Starting with the first line of the listing, quote each line exactly until and including the one with "plt.rcParams['ytick.major.size'] = 4", leaving pictures out.

═════ DATA SHOWN

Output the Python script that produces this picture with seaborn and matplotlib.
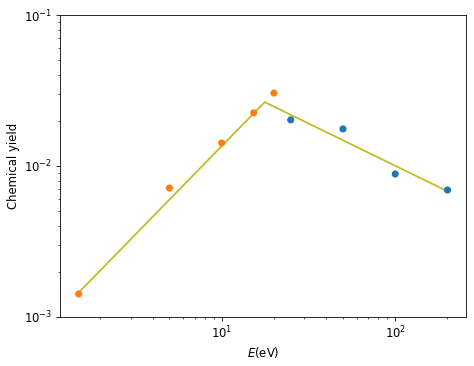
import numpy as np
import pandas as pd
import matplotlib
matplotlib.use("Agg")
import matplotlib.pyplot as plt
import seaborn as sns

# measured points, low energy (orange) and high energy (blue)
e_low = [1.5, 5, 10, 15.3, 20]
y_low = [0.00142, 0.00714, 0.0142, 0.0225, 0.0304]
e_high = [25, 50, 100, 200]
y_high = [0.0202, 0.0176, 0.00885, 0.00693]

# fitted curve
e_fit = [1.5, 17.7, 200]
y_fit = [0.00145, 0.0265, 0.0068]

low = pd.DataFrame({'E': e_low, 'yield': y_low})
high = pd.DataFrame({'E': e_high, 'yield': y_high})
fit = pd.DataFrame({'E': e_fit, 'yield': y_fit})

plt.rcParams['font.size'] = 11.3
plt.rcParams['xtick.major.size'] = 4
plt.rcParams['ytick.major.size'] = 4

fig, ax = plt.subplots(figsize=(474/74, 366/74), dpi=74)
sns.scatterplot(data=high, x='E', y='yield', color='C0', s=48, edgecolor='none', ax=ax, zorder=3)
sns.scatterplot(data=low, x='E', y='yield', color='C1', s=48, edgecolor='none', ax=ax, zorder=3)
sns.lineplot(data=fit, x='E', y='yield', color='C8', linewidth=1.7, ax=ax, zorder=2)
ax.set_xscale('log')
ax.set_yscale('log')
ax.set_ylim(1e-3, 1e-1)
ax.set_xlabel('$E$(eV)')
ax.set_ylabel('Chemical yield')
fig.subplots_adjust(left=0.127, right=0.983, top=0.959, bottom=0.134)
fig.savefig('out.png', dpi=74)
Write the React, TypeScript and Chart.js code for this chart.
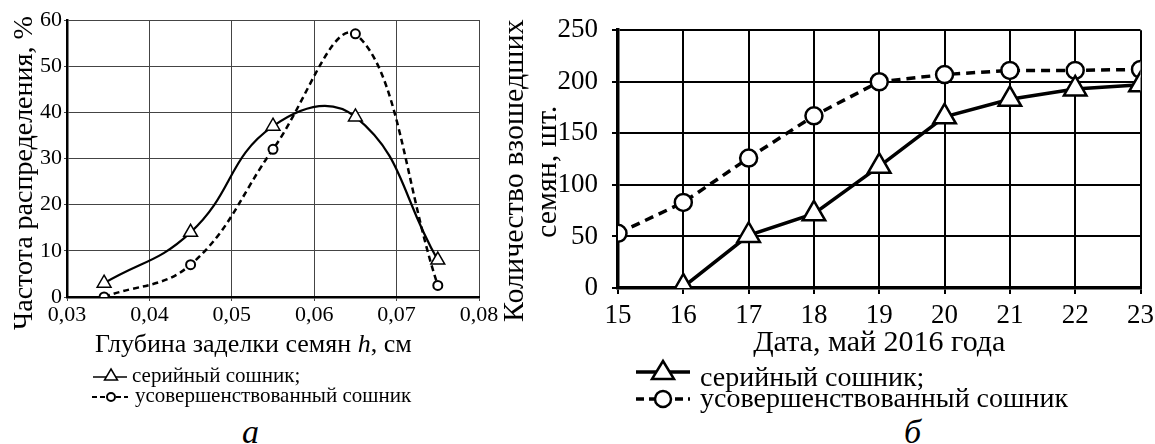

══════════

* _CORRECT RESPONSE_
Output the Python script that produces this picture with seaborn and matplotlib.
import numpy as np
import pandas as pd
import matplotlib
matplotlib.use("Agg")
import matplotlib.pyplot as plt
import seaborn as sns

# measured points, low energy (orange) and high energy (blue)
e_low = [1.5, 5, 10, 15.3, 20]
y_low = [0.00142, 0.00714, 0.0142, 0.0225, 0.0304]
e_high = [25, 50, 100, 200]
y_high = [0.0202, 0.0176, 0.00885, 0.00693]

# fitted curve
e_fit = [1.5, 17.7, 200]
y_fit = [0.00145, 0.0265, 0.0068]

low = pd.DataFrame({'E': e_low, 'yield': y_low})
high = pd.DataFrame({'E': e_high, 'yield': y_high})
fit = pd.DataFrame({'E': e_fit, 'yield': y_fit})

plt.rcParams['font.size'] = 11.3
plt.rcParams['xtick.major.size'] = 4
plt.rcParams['ytick.major.size'] = 4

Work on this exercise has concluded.